This weekend I wrote a review of the One, a smartphone made by a Chinese manufacturing startup called OnePlus.
It's a really nice phone with a giant 5.5-inch screen and powerful specs that rival what you'd find in an iPhone or Samsung Galaxy. What's really cool is OnePlus sells all that for $300, or less than half the cost of an iPhone 5S, which starts at $649.
The catch? Quantities are extremely limited, and you need an invitation before you can buy a One directly from OnePlus.
Before you ask: no, I don't have any invitations to buy the OnePlus One.
But that hasn't stopped readers from emailing me about the device like crazy. I've written dozens and dozens of gadget reviews over the years, and I've never gotten a response like this. Every few minutes another email hits my inbox with a reader asking if I can provide an invitation or an introduction to the company so he or she could get a One. (Sorry, I really can't help you!)

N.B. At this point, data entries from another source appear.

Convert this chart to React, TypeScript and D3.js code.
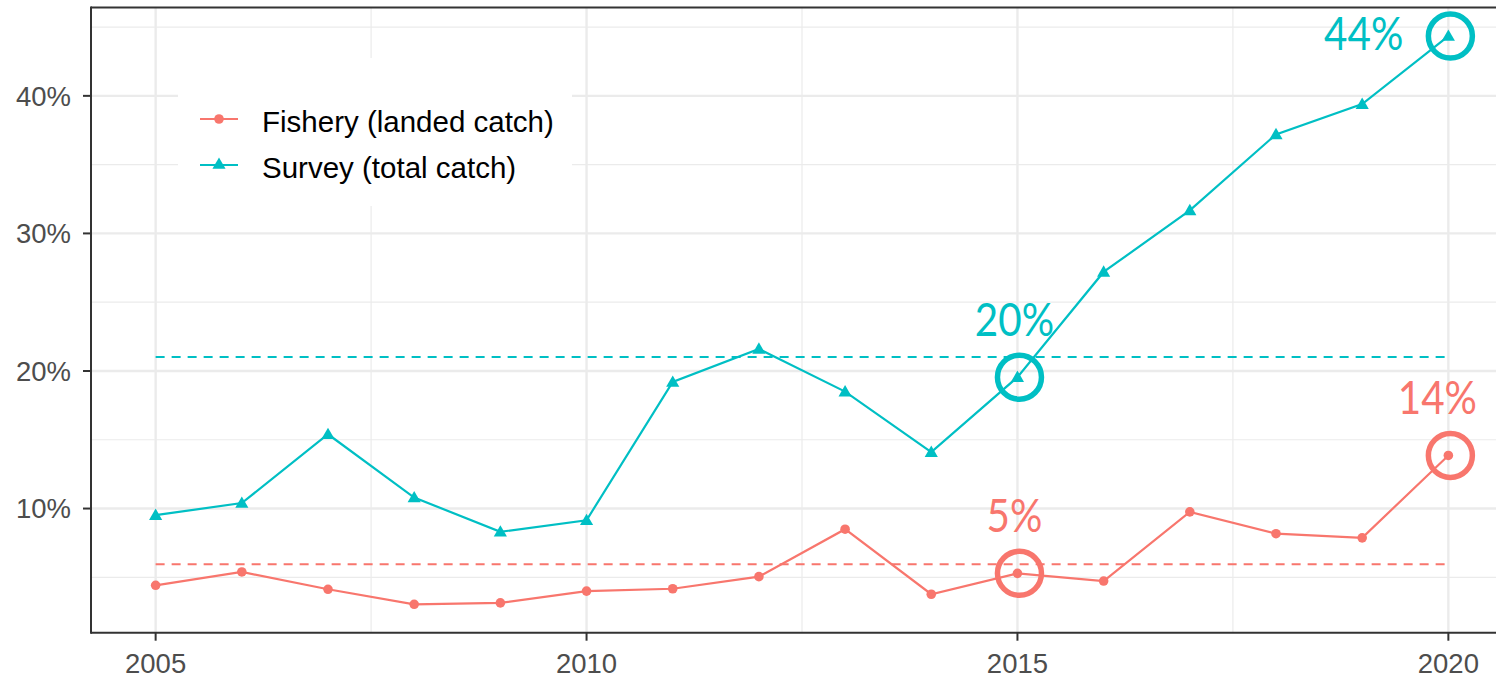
import React, { useEffect, useRef } from 'react';
import * as d3 from 'd3';

const years = [2005, 2006, 2007, 2008, 2009, 2010, 2011, 2012, 2013, 2014, 2015, 2016, 2017, 2018, 2019, 2020];
const fishery = [4.42, 5.39, 4.13, 3.04, 3.14, 4.0, 4.17, 5.05, 8.5, 3.77, 5.29, 4.73, 9.76, 8.17, 7.87, 13.86];
const survey = [9.52, 10.4, 15.4, 10.8, 8.31, 9.15, 19.2, 21.6, 18.5, 14.1, 19.55, 27.2, 31.67, 37.2, 39.4, 44.35];
const seriesNames = ['Fishery (landed catch)', 'Survey (total catch)'];
const yTicks = [10, 20, 30, 40];
const xTicks = [2005, 2010, 2015, 2020];
const highlightYears = [2015, 2015, 2020, 2020];
const highlightSeries = [0, 1, 0, 1];
const highlightText = ['5%', '20%', '14%', '44%'];

const RED = '#F8766D';
const TEAL = '#00BFC4';

export default function App() {
  const svgRef = useRef<SVGSVGElement>(null);
  const width = 1496;
  const height = 680;

  useEffect(() => {
    const svg = d3.select(svgRef.current);
    svg.selectAll('*').remove();

    const left = 91, top = 7.6, bottom = 632.7;
    const all = fishery.concat(survey);
    const [lo, hi] = d3.extent(all) as [number, number];
    const pad = (hi - lo) * 0.05;
    const x = d3.scaleLinear().domain([2004.25, 2020.75]).range([left, 1513]);
    const y = d3.scaleLinear().domain([lo - pad, hi + pad]).range([bottom, top]);

    svg.append('rect').attr('width', width).attr('height', height).attr('fill', 'white');

    const g = svg.append('g');
    // minor grid
    const minorY = d3.range(5, 50, 10);
    const minorX = [2007.5, 2012.5, 2017.5];
    g.selectAll('.gmy').data(minorY).enter().append('line')
      .attr('x1', left).attr('x2', width).attr('y1', d => y(d)).attr('y2', d => y(d))
      .attr('stroke', '#ebebeb').attr('stroke-width', 1.2);
    g.selectAll('.gmx').data(minorX).enter().append('line')
      .attr('y1', top).attr('y2', bottom).attr('x1', d => x(d)).attr('x2', d => x(d))
      .attr('stroke', '#ebebeb').attr('stroke-width', 1.2);
    // major grid
    g.selectAll('.gy').data(yTicks).enter().append('line')
      .attr('x1', left).attr('x2', width).attr('y1', d => y(d)).attr('y2', d => y(d))
      .attr('stroke', '#ebebeb').attr('stroke-width', 2.4);
    g.selectAll('.gx').data(xTicks).enter().append('line')
      .attr('y1', top).attr('y2', bottom).attr('x1', d => x(d)).attr('x2', d => x(d))
      .attr('stroke', '#ebebeb').attr('stroke-width', 2.4);

    // mean lines
    const series = [fishery, survey];
    const colors = [RED, TEAL];
    series.forEach((s, i) => {
      const m = d3.mean(s) as number;
      g.append('line')
        .attr('x1', x(years[0])).attr('x2', x(years[years.length - 1]))
        .attr('y1', y(m)).attr('y2', y(m))
        .attr('stroke', colors[i]).attr('stroke-width', 2)
        .attr('stroke-dasharray', '9,7');
    });

    const line = d3.line<number>().x((_, i) => x(years[i])).y(d => y(d));
    const tri = d3.symbol().type(d3.symbolTriangle).size(75);
    series.forEach((s, i) => {
      g.append('path').datum(s).attr('d', line).attr('fill', 'none')
        .attr('stroke', colors[i]).attr('stroke-width', 2.2);
      if (i === 0) {
        g.selectAll('.pt0').data(s).enter().append('circle')
          .attr('cx', (_, j) => x(years[j])).attr('cy', d => y(d)).attr('r', 4.8)
          .attr('fill', colors[i]);
      } else {
        g.selectAll('.pt1').data(s).enter().append('path')
          .attr('d', tri)
          .attr('transform', (d, j) => `translate(${x(years[j])},${y(d) + 1})`)
          .attr('fill', colors[i]);
      }
    });

    // highlights
    highlightYears.forEach((yr, k) => {
      const si = highlightSeries[k];
      const v = series[si][years.indexOf(yr)];
      const cx = x(yr), cy = y(v);
      g.append('circle').attr('cx', cx + 2).attr('cy', cy).attr('r', 22)
        .attr('fill', 'none').attr('stroke', colors[si]).attr('stroke-width', 5.5);
      let tx = cx - 3, ty = cy - 41, anchor = 'middle';
      if (highlightText[k] === '44%') {
        tx = cx - 45; ty = cy + 14; anchor = 'end';
      } else if (yr === 2020) {
        tx = cx - 11;
      }
      g.append('g').attr('transform', `translate(${tx},${ty}) scale(0.86,1)`)
        .append('text')
        .attr('text-anchor', anchor)
        .attr('fill', colors[si])
        .style('font-family', 'Lato, "Open Sans", sans-serif')
        .style('font-size', '47px')
        .text(highlightText[k]);
    });

    // axes
    const axisColor = '#333333';
    const fontFam = '"Liberation Sans", Arial, sans-serif';
    g.append('line').attr('x1', left).attr('x2', width).attr('y1', top).attr('y2', top)
      .attr('stroke', axisColor).attr('stroke-width', 2);
    g.append('line').attr('x1', left).attr('x2', width).attr('y1', bottom).attr('y2', bottom)
      .attr('stroke', axisColor).attr('stroke-width', 2);
    g.append('line').attr('x1', left).attr('x2', left).attr('y1', top - 1).attr('y2', bottom + 1)
      .attr('stroke', axisColor).attr('stroke-width', 2);

    g.selectAll('.ty').data(yTicks).enter().append('line')
      .attr('x1', left - 8).attr('x2', left).attr('y1', d => y(d)).attr('y2', d => y(d))
      .attr('stroke', axisColor).attr('stroke-width', 2);
    g.selectAll('.tyl').data(yTicks).enter().append('text')
      .attr('x', left - 20).attr('y', d => y(d)).attr('dy', '0.36em')
      .attr('text-anchor', 'end').attr('fill', '#4d4d4d')
      .style('font-family', fontFam).style('font-size', '27.5px')
      .text(d => `${d}%`);
    g.selectAll('.tx').data(xTicks).enter().append('line')
      .attr('x1', d => x(d)).attr('x2', d => x(d)).attr('y1', bottom).attr('y2', bottom + 8)
      .attr('stroke', axisColor).attr('stroke-width', 2);
    g.selectAll('.txl').data(xTicks).enter().append('text')
      .attr('x', d => x(d)).attr('y', bottom + 40)
      .attr('text-anchor', 'middle').attr('fill', '#4d4d4d')
      .style('font-family', fontFam).style('font-size', '27.5px')
      .text(d => d);

    // legend
    const lg = svg.append('g');
    lg.append('rect').attr('x', 178).attr('y', 58).attr('width', 394).attr('height', 148).attr('fill', 'white');
    seriesNames.forEach((name, i) => {
      const ly = 119 + i * 46;
      lg.append('line').attr('x1', 200).attr('x2', 238).attr('y1', ly).attr('y2', ly)
        .attr('stroke', colors[i]).attr('stroke-width', 2.2);
      if (i === 0) {
        lg.append('circle').attr('cx', 219).attr('cy', ly).attr('r', 4.8).attr('fill', colors[i]);
      } else {
        lg.append('path').attr('d', tri).attr('transform', `translate(219,${ly})`).attr('fill', colors[i]);
      }
      lg.append('text').attr('x', 262).attr('y', ly + 12.5)
        .attr('fill', 'black')
        .style('font-family', fontFam).style('font-size', '29.5px')
        .text(name);
    });
  }, []);

  return (
    <div style={{ position: 'absolute', left: 0, top: 0 }}>
      <svg ref={svgRef} width={width} height={height} style={{ display: 'block' }} />
    </div>
  );
}
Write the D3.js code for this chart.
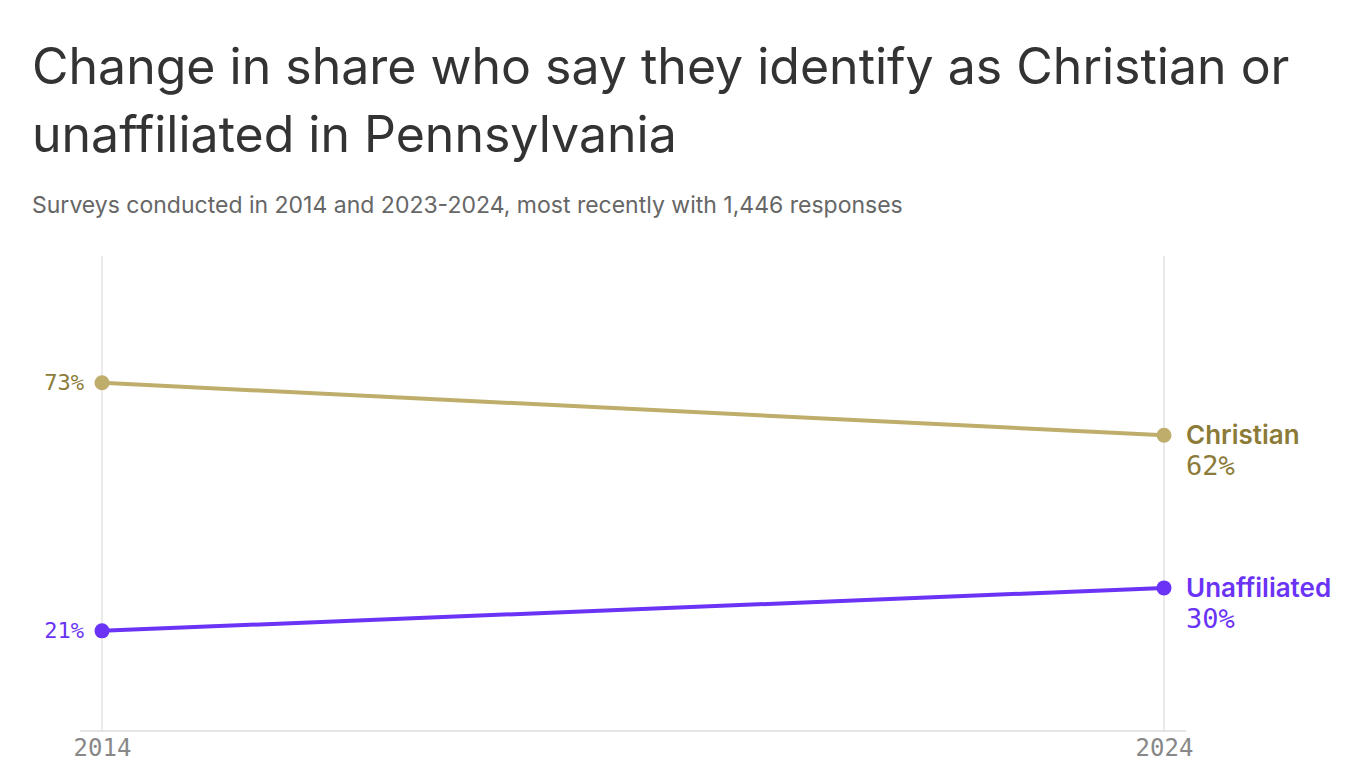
<!DOCTYPE html>
<html>
<head>
<meta charset="utf-8">
<script src="https://cdn.jsdelivr.net/npm/d3@7"></script>
<style>
  body { margin: 0; background: #fff; font-family: Inter, "Noto Sans", sans-serif; }
</style>
</head>
<body>
<svg id="chart"></svg>
<script>
const years = [2014, 2024];
const seriesNames = ['Christian', 'Unaffiliated'];
const christian = [73, 62];
const unaffiliated = [21, 30];
const colors = { Christian: '#bfad6b', Unaffiliated: '#6a33f5' };
const textColors = { Christian: '#8c7b38', Unaffiliated: '#6a33f5' };

const width = 1366, height = 768;
const svg = d3.select('#chart').attr('width', width).attr('height', height);

// Titles
svg.append('text').attr('x', 32).attr('y', 84)
  .attr('font-size', 50).attr('fill', '#333').text('Change in share who say they identify as Christian or');
svg.append('text').attr('x', 32).attr('y', 152)
  .attr('font-size', 50).attr('fill', '#333').text('unaffiliated in Pennsylvania');
svg.append('text').attr('x', 32).attr('y', 213)
  .attr('font-size', 23).attr('fill', '#666')
  .text('Surveys conducted in 2014 and 2023-2024, most recently with 1,446 responses');

const x = d3.scalePoint().domain(years).range([102, 1164]);
const y = d3.scaleLinear().domain([0, 100]).range([731, 254]);
const mono = '"DejaVu Sans Mono", monospace';

// Vertical gridlines
svg.append('g').selectAll('line').data(years).join('line')
  .attr('x1', d => x(d)).attr('x2', d => x(d))
  .attr('y1', 256).attr('y2', 731)
  .attr('stroke', '#e3e3e3').attr('stroke-width', 1.5);

// x axis
const xAxis = svg.append('g').attr('transform', 'translate(0,731)')
  .call(d3.axisBottom(x).tickSize(0).tickPadding(8));
xAxis.select('.domain').remove();
xAxis.append('line').attr('x1', 80).attr('x2', 1186).attr('stroke', '#ddd').attr('stroke-width', 1.5);
xAxis.selectAll('.tick text')
  .attr('font-family', mono).attr('font-size', 24).attr('fill', '#888');

const data = [
  { name: 'Christian', values: christian },
  { name: 'Unaffiliated', values: unaffiliated }
];

const line = d3.line().x((d, i) => x(years[i])).y(d => y(d));

data.forEach(s => {
  const c = colors[s.name];
  svg.append('path').datum(s.values).attr('d', line)
    .attr('fill', 'none').attr('stroke', c).attr('stroke-width', 4);
  svg.append('g').selectAll('circle').data(s.values).join('circle')
    .attr('cx', (d, i) => x(years[i])).attr('cy', d => y(d)).attr('r', 7.5).attr('fill', c);
  // start label
  svg.append('text').attr('x', x(years[0]) - 18).attr('y', y(s.values[0]) + 7)
    .attr('text-anchor', 'end').attr('font-family', mono)
    .attr('font-size', 22).attr('fill', textColors[s.name]).text(s.values[0] + '%');
  // end labels
  const ex = x(years[1]) + 22, ey = y(s.values[1]);
  svg.append('text').attr('x', ex).attr('y', ey + 9)
    .attr('font-size', 26).attr('font-weight', 600).attr('fill', textColors[s.name]).text(s.name);
  svg.append('text').attr('x', ex).attr('y', ey + 40)
    .attr('font-family', mono)
    .attr('font-size', 27).attr('fill', textColors[s.name]).text(s.values[1] + '%');
});
</script>
</body>
</html>
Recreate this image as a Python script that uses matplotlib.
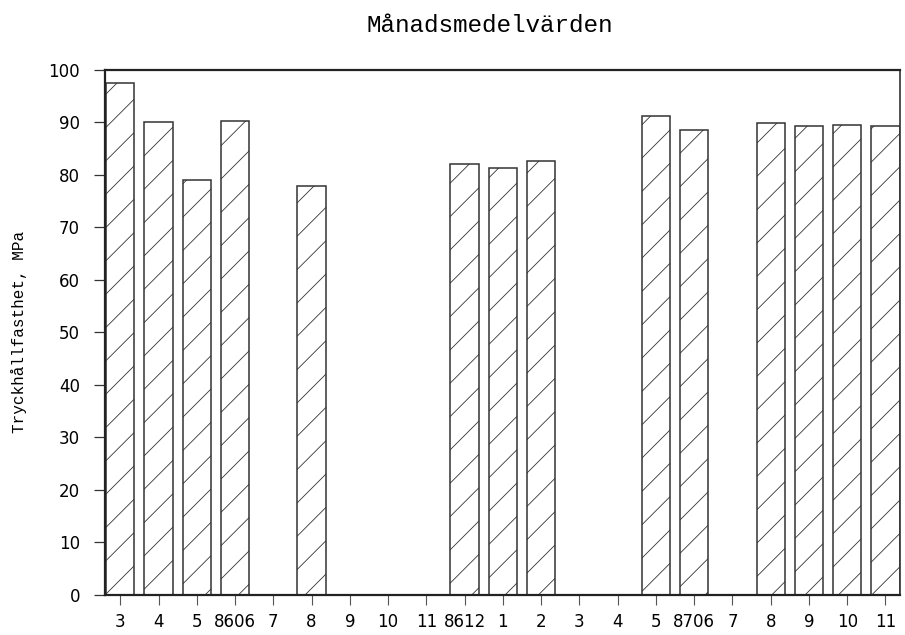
import numpy as np
import matplotlib
matplotlib.use("Agg")
import matplotlib.pyplot as plt

# month labels (yymm marks the start of a new half-year block)
labels = ["3", "4", "5", "8606", "7", "8", "9", "10", "11", "8612", "1",
          "2", "3", "4", "5", "8706", "7", "8", "9", "10", "11"]
# monthly mean compressive strength, MPa (None = no data)
values = [97.5, 90.0, 79.0, 90.3, None, 77.8, None, None, None, 82.0, 81.3,
          82.7, None, None, 91.3, 88.5, None, 89.8, 89.4, 89.5, 89.3]

yticks = list(range(0, 101, 10))

plt.rcParams["hatch.linewidth"] = 0.6
plt.rcParams["hatch.color"] = "#9a9a9a"

fig = plt.figure(figsize=(9.05, 6.35), dpi=100)
ax = fig.add_axes([0.116, 0.063, 0.8785, 0.827])

# bars ########################################################################
pos = [i for i, v in enumerate(values) if v is not None]
hts = [v for v in values if v is not None]
ax.bar(pos, hts, width=0.74, facecolor="white", edgecolor="#333333",
       linewidth=1.1, hatch="/")

# axes config ##################################################################
ax.set_xlim(-0.4, 20.38)
ax.set_ylim(0, 100)
ax.set_xticks(range(len(labels)))
ax.set_xticklabels(labels, fontsize=12, family="DejaVu Sans")
ax.set_yticks(yticks)
ax.set_yticklabels([str(t) for t in yticks], fontsize=12, family="DejaVu Sans")
ax.tick_params(axis="x", direction="out", length=7, width=0.8, pad=6,
               color="#555555")
ax.tick_params(axis="y", direction="out", length=8, width=0.9, pad=10,
               color="#333333")

for s in ["left", "bottom", "top"]:
    ax.spines[s].set_linewidth(1.6)
    ax.spines[s].set_color("#222222")
ax.spines["right"].set_linewidth(1.2)
ax.spines["right"].set_color("#333333")

ax.set_ylabel("Tryckhållfasthet, MPa", family="Liberation Mono", fontsize=11.5)
ax.yaxis.set_label_coords(-0.098, 0.5)

fig.text(0.541, 0.96, "Månadsmedelvärden", family="Liberation Mono",
         fontsize=17.5, ha="center", va="center")

fig.savefig("out.png", dpi=100, facecolor="white")
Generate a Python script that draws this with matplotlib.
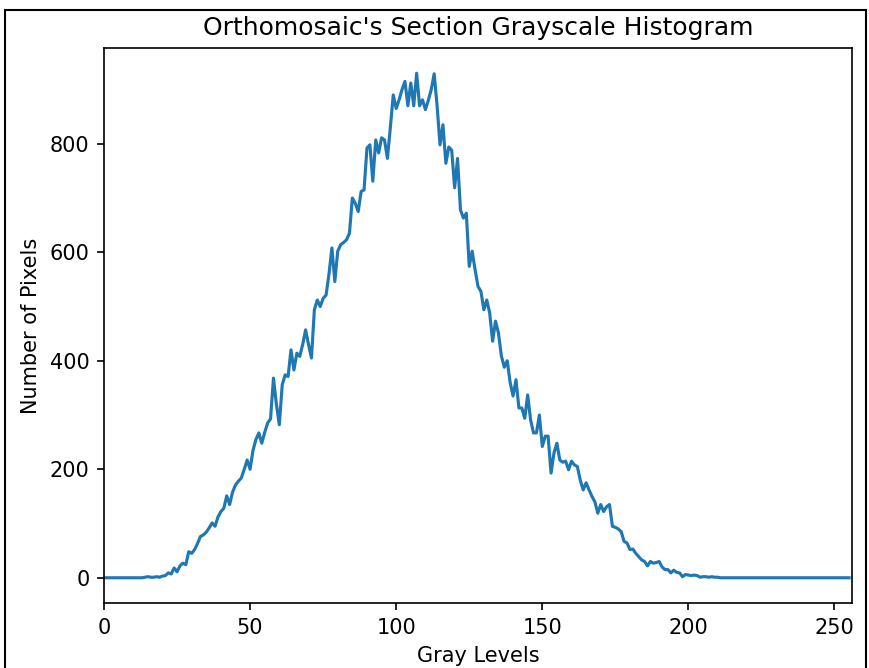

Still, I think the reader interest in the OnePlus One taps into something important.
Smartphones have become cheap enough to make that some manufacturers are willing to sell them for next to nothing in order to gain rapid adoption and market share. We've already seen it with Xiaomi, another Chinese startup that makes high quality Android phones and sells them for just a few hundred bucks. In fact, Xiaomi sells more phones in China than Apple does.
Consumers seem to be waking up to the fact that they don't need to break the bank to get a premium smartphone experience. Apple and Samsung may be happy reaping the profits of the high end of the smartphone market, but there's still plenty of opportunity to court the billions of people left in the world who want to start using smartphones without spending too much.